By Yuzo Saeki
TOKYO (Reuters) - Japan's economy shrank in the last quarter by its most since the first oil crisis in 1974, hit by an unprecedented slump in exports, which is likely to lead to more calls for extra stimulus.
Japan has not suffered much directly from the bursting of bubbles in U.S. credit and housing markets, but its heavy dependence on exports and persistently soft domestic consumption has led to a sharper contraction than other major economies.
As the rich world faces its worst downturn in decades, the Group of Seven (G7) policymakers pledged at the weekend to do all they could to combat recession.
Japan's economy shrank 3.3 percent, or an annualized 12.7 percent in the fourth quarter of 2008 -- three times the fall in gross domestic product in the same quarter in the United States, at the epicenter of the current global crisis.
With exporters cutting production and laying off staff and many retailers reporting sharp falls in sales, economists saw little hope of a bounce back for Japan.
The data showed a severe picture of the Japanese economy and highlighted the weakness in exports, said Takeshi Minami, chief economist at Norinchukin Research Institute.
The January-March quarter is likely to show another minus figure (annualized) in double digits or something close to double digits.
Spooked by sliding U.S. Treasuries and reports that the heavily indebted Japanese government may be planning further big stimulus spending, March 10-year government bond futures fell a third of a point.
There's no question that this is the worst recession in the post-war period, Economics Minister Kaoru Yosano told a news conference.
The government had to pursue all options to keep the economy afloat, he said, but he struck a cautious note on large scale spending, saying it could not get addicted to pain killers.
The Nikkei share average fell 0.2 percent but the yen rose slightly, after the G7 omitted any reference to the currency's strength in its final communique.
The yen's 24 percent against Japan's key trading partners in the quarter has added to the pain for big exporters such as Toyota and Panasonic.
The big slide in Japanese GDP in the October-December quarter was its second-worst in modern times, lagging only a 3.4 percent contraction in 1974, after the first Middle East oil shock.
The contraction was bigger than economists' median forecast of a 3.1 percent fall and also worse than the downturn ensnaring all other major economic powers in the same quarter.
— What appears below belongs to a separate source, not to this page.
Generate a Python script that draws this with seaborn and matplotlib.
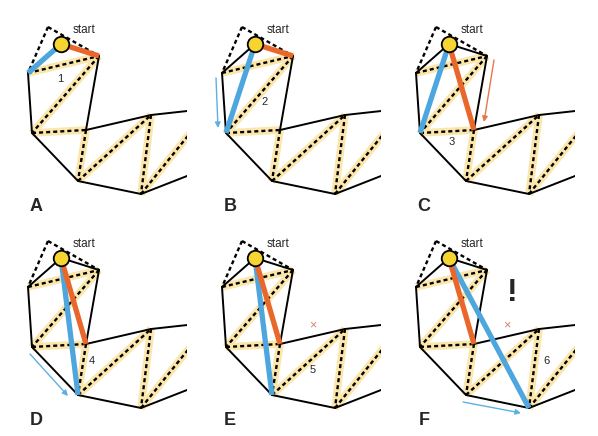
import pandas as pd
import seaborn as sns
import matplotlib
matplotlib.use("Agg")
import matplotlib.pyplot as plt

sns.set_style("white")
plt.rcParams['font.family'] = ['Liberation Sans', 'DejaVu Sans']

# mesh vertices (panel-local pixel coordinates, y downwards)
vertex_names = ["T", "S", "L0", "R0", "L1", "R1", "L2", "R2", "L3", "R3", "L4"]
vertex_x = [48, 61, 28, 99, 32, 86, 78, 151, 141, 210, 210]
vertex_y = [27, 44, 73, 56, 133, 130, 181, 115, 194, 108.5, 167]

# edges of the corridor
solid_edges = [("S", "L0"), ("S", "R0"), ("L0", "L1"), ("L1", "L2"), ("L2", "L3"),
               ("L3", "L4"), ("R0", "R1"), ("R1", "R2"), ("R2", "R3")]
portal_edges = [("L0", "R0"), ("R0", "L1"), ("L1", "R1"), ("R1", "L2"),
                ("L2", "R2"), ("R2", "L3"), ("L3", "R3")]
outer_dashed = [("T", "L0"), ("T", "R0")]

# one entry per panel
panel_letters = ["A", "B", "C", "D", "E", "F"]
left_ends = ["L0", "L1", "L1", "L2", "L2", "L3"]
right_ends = ["R0", "R0", "R1", "R1", "R1", "R1"]
step_labels = ["1", "2", "3", "4", "5", "6"]
step_x = [60, 71, 64, 92, 119, 158]
step_y = [79, 102, 142, 147, 156, 147]
show_cross = [False, False, False, False, True, True]
show_bang = [False, False, False, False, False, True]
# motion arrows: (panel, x0, y0, x1, y1, colour key)
arrows = [(1, 22, 78, 24, 128, "blue"),
          (2, 106, 60, 96, 122, "orange"),
          (3, 30, 140, 68, 182, "blue"),
          (5, 75, 188, 133, 199, "blue")]

pts = pd.DataFrame({"x": vertex_x, "y": vertex_y}, index=vertex_names)

BLUE = "#4ea6df"
ORANGE = "#e9672b"
ARROW_COL = {"blue": "#5eb0e3", "orange": "#e2794a"}
YELLOW = "#fbe6ab"

W, H = 598, 436
fig = plt.figure(figsize=(W / 100, H / 100), dpi=100)


def seg(ax, a, b, **kw):
    ax.plot([pts.x[a], pts.x[b]], [pts.y[a], pts.y[b]], **kw)


for i, letter in enumerate(panel_letters):
    col, row = i % 3, i // 3
    x0, y0 = 194 * col, 214 * row
    ax = fig.add_axes([x0 / W, 1 - (y0 + 214) / H, 187 / W, 214 / H])
    ax.set_xlim(0, 187)
    ax.set_ylim(214, 0)
    ax.axis("off")

    for a, b in portal_edges:
        seg(ax, a, b, color=YELLOW, lw=5.5, solid_capstyle="butt", zorder=1)
    for a, b in solid_edges:
        seg(ax, a, b, color="black", lw=1.4, zorder=2)
    for a, b in portal_edges + outer_dashed:
        seg(ax, a, b, color="black", lw=1.7, ls=(0, (1.7, 1.3)), zorder=3)

    seg(ax, "S", left_ends[i], color=BLUE, lw=3.8, solid_capstyle="butt", zorder=4)
    seg(ax, "S", right_ends[i], color=ORANGE, lw=3.8, solid_capstyle="butt", zorder=4)

    sns.scatterplot(x=[pts.x["S"]], y=[pts.y["S"]], ax=ax, s=125, color="#f6d532",
                    edgecolor="black", linewidth=1.3, zorder=6, legend=False)
    ax.set_xlim(0, 187)
    ax.set_ylim(214, 0)

    ax.text(84, 30, "start", fontsize=8.5, ha="center", va="center", zorder=7)
    ax.text(step_x[i], step_y[i], step_labels[i], fontsize=8, ha="center", va="center", zorder=7)
    ax.text(36, 206, letter, fontsize=13, fontweight="bold", ha="center", va="center")

    if show_cross[i]:
        ax.text(119, 111, "×", fontsize=9, color="#d9826a", ha="center", va="center")
    if show_bang[i]:
        ax.text(124, 79, "!", fontsize=23, fontweight="bold", ha="center", va="center")

    for p, ax0, ay0, ax1, ay1, c in arrows:
        if p == i:
            ax.annotate("", xy=(ax1, ay1), xytext=(ax0, ay0),
                        arrowprops=dict(arrowstyle="-|>", color=ARROW_COL[c], lw=1,
                                        mutation_scale=8, shrinkA=0, shrinkB=0))

fig.savefig("out.png", dpi=100)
The eurozone GDP shrank 1.5 percent, its deepest contraction on record, while the United States economy shrank just under 1 percent in the quarter (an annual rate of 3.8 percent).
A plunge in exports was the main culprit behind the massive Japanese contraction, slashing GDP by 3.0 percentage points in the quarter.
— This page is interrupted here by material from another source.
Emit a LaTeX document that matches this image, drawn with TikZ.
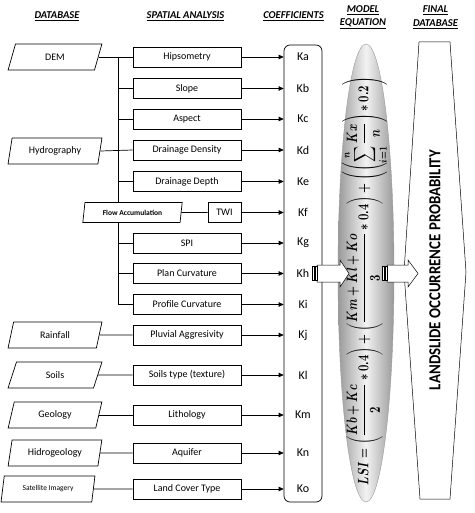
\documentclass[tikz,border=0pt]{standalone}
\usepackage{amsmath}
\usepackage{fontspec}
\setmainfont{Carlito}
\usetikzlibrary{arrows.meta,shapes.geometric}
\begin{document}
\begin{tikzpicture}[x=1pt,y=-1pt,
  db/.style={trapezium, trapezium left angle=74, trapezium right angle=106, trapezium stretches=true,
     draw, line width=0.7pt, fill=white, minimum width=94pt, minimum height=26pt, inner sep=0pt,
     font=\fontsize{10}{12}\selectfont},
  sa/.style={draw, line width=0.7pt, fill=white, minimum width=108pt, minimum height=20pt, inner sep=0pt,
     font=\fontsize{10}{12}\selectfont},
  lnk/.style={line width=0.7pt},
  arr/.style={line width=0.7pt, -{Triangle[length=5pt,width=4.5pt]}},
  kl/.style={font=\fontsize{12}{14}\selectfont, inner sep=0pt},
  hdr/.style={font=\fontsize{10.5}{12}\selectfont\bfseries\itshape, align=center, inner sep=0pt},
  blk/.style={draw, line width=0.5pt, fill=white}
]
\useasboundingbox (0,0) rectangle (474,513);

% headers
\node[hdr] (h1) at (57,16) {\underline{DATABASE}};
\node[hdr] (h2) at (185.5,16) {\underline{SPATIAL ANALYSIS}};
\node[hdr] (h3) at (293.5,16) {\underline{COEFFICIENTS}};
\node[hdr] (h4) at (363,10) {\underline{MODEL}};
\node[hdr] (h4b) at (363,24) {\underline{EQUATION}};
\node[hdr] (h5) at (435.5,10) {\underline{FINAL}};
\node[hdr] (h5b) at (435.5,24) {\underline{DATABASE}};

% trunk
\coordinate (tr) at (118,57);
\coordinate (trb) at (118,304.5);
\draw[lnk] (tr) -- (trb);

% database
\node[db] (dem) at (55,57) {DEM};
\node[db] (hyd) at (55,151) {Hydrography};
\node[db, minimum width=100pt, minimum height=20pt, trapezium left angle=76, trapezium right angle=104,
      font=\fontsize{7.5}{9}\selectfont\bfseries] (flow) at (132.5,212.5) {Flow Accumulation};
\node[db] (rain) at (55,335) {Rainfall};
\node[db] (soil) at (55,375) {Soils};
\node[db] (geo) at (55,415) {Geology};
\node[db] (hidro) at (55,453) {Hidrogeology};
\node[db, font=\fontsize{7.5}{9}\selectfont] (sat) at (48,489) {Satellite Imagery};

% spatial analysis
\node[sa] (hips) at (187,57) {Hipsometry};
\node[sa] (slope) at (187,88.5) {Slope};
\node[sa] (asp) at (187,119) {Aspect};
\node[sa] (ddens) at (187,150) {Drainage Density};
\node[sa] (ddep) at (187,181.5) {Drainage Depth};
\node[sa, minimum width=33pt] (twi) at (224.5,212.5) {TWI};
\node[sa] (spi) at (187,243) {SPI};
\node[sa] (plan) at (187,273.5) {Plan Curvature};
\node[sa] (prof) at (187,304.5) {Profile Curvature};
\node[sa] (pluv) at (187,335) {Pluvial Aggresivity};
\node[sa] (stype) at (187,375) {Soils type (texture)};
\node[sa] (lith) at (187,415) {Lithology};
\node[sa] (aqu) at (187,453) {Aquifer};
\node[sa] (land) at (187,489) {Land Cover Type};

% links database -> analysis
\draw[lnk] (dem.east) -- (hips.west);
\draw[lnk] (hyd.east) -- (ddens.west);
\draw[lnk] (flow.east) -- (twi.west);
\draw[lnk] (rain.east) -- (pluv.west);
\draw[lnk] (soil.east) -- (stype.west);
\draw[lnk] (geo.east) -- (lith.west);
\draw[lnk] (hidro.east) -- (aqu.west);
\draw[lnk] (sat.east) -- (land.west);
\foreach \n in {slope,asp,ddep,spi,plan,prof}
  \draw[lnk] (tr |- \n.west) -- (\n.west);

% coefficient column
\node[draw, line width=0.7pt, rounded corners=6pt, minimum width=38pt, minimum height=457pt, inner sep=0pt] (kcol) at (303,273.5) {};
\foreach \n/\k in {hips/Ka,slope/Kb,asp/Kc,ddens/Kd,ddep/Ke,twi/Kf,spi/Kg,plan/Kh,prof/Ki,pluv/Kj,stype/Kl,lith/Km,aqu/Kn,land/Ko}{
  \node[kl] (k\k) at (kcol.center |- \n.east) {\k};
  \draw[arr] (\n.east) -- (\n.east -| kcol.west);
}

% model equation
\node[ellipse, draw=gray!80, line width=0.4pt, minimum width=56pt, minimum height=458pt, inner sep=0pt,
      left color=gray!80, right color=gray!80, middle color=gray!10] (eq) at (366,273) {};
\node[rotate=90, inner sep=0pt] (eqt) at (365,281) {\resizebox*{408pt}{46pt}{\boldmath$LSI=\left(\dfrac{Kb+Kc}{2}*0.4\right)+\left(\dfrac{Km+Kl+Ko}{3}*0.4\right)+\left(\left(\displaystyle\sum_{i=1}^{n}\dfrac{Kx}{n}\right)*0.2\right)$}};

% final database
\draw[line width=0.5pt] (419,42) -- (450,42) -- (466,272) -- (450,499) -- (420,499) -- (404,272) -- cycle;
\node[rotate=90, inner sep=0pt, font=\bfseries] (lop) at (435,270) {\resizebox{240pt}{11pt}{LANDSLIDE OCCURRENCE PROBABILITY}};

% block arrows
\draw[blk] (317,265) -- (340,265) -- (340,260) -- (349,273.5) -- (340,287) -- (340,282) -- (317,282) -- cycle;
\draw[blk] (312,266.5) rectangle (314,280.5);
\draw[blk] (315,266.5) rectangle (317,280.5);
\draw[blk] (387,265) -- (408,265) -- (408,260) -- (418,273.5) -- (408,287) -- (408,282) -- (387,282) -- cycle;
\draw[blk] (382,266.5) rectangle (384,280.5);
\draw[blk] (385,266.5) rectangle (387,280.5);
\end{tikzpicture}
\end{document}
The subsequent build-up in inventories of unsold cars, flat-screen TVs and many other goods has forced Japanese manufacturers to halt factory lines, pushing industrial production off a cliff.
Given a rise in inventory and a decline in final demand, output adjustments will continue in January-March, paving the way for another big contraction in the first quarter, said Tatsushi Shikano, senior economist at Mitsubishi UFJ Securities.
As the U.S. stimulus package will have its effect on Japanese exports, Japan's economy may start picking up from April-June onwards, but it will be a very weak recovery amid a lingering recession. The economy can't avoid a second straight year of contraction in the fiscal year starting in April.
The sharp deterioration has prompted big exporters to cut jobs and threatened their small suppliers, sending company bankruptcies sky-rocketing and raising worries that the country's already fragile consumption could sputter even more.
The government, deeply unpopular with voters and facing an election this year, has so far set out two stimulus packages, and Japanese media said ruling parties were eyeing a third one that could include up to 30 trillion yen ($327 billion) in fiscal spending.
However, with parts of the previous packages stuck in Japan's deeply fractious parliament and with Prime Minister Taro Aso's popularity in deep decline, doubts are growing over how long he can survive.
The economy minister also said he was wary about the push from the main ruling party, the Liberal Democrats, to spend more.
The party may have a plan for additional spending worth 30 trillion yen... but we can't think of good ways to spend that much, Yosano said.
Wary of mounting problems for Japan's economy, the BOJ has nudged interest rates down near zero, taken some unconventional steps including buying of commercial paper, and set up a new funding scheme using corporate debt as collateral.
The BOJ, which meets again this week, said last month it expected the economy to contract this fiscal year and in the year from April as consumer prices fall for two years.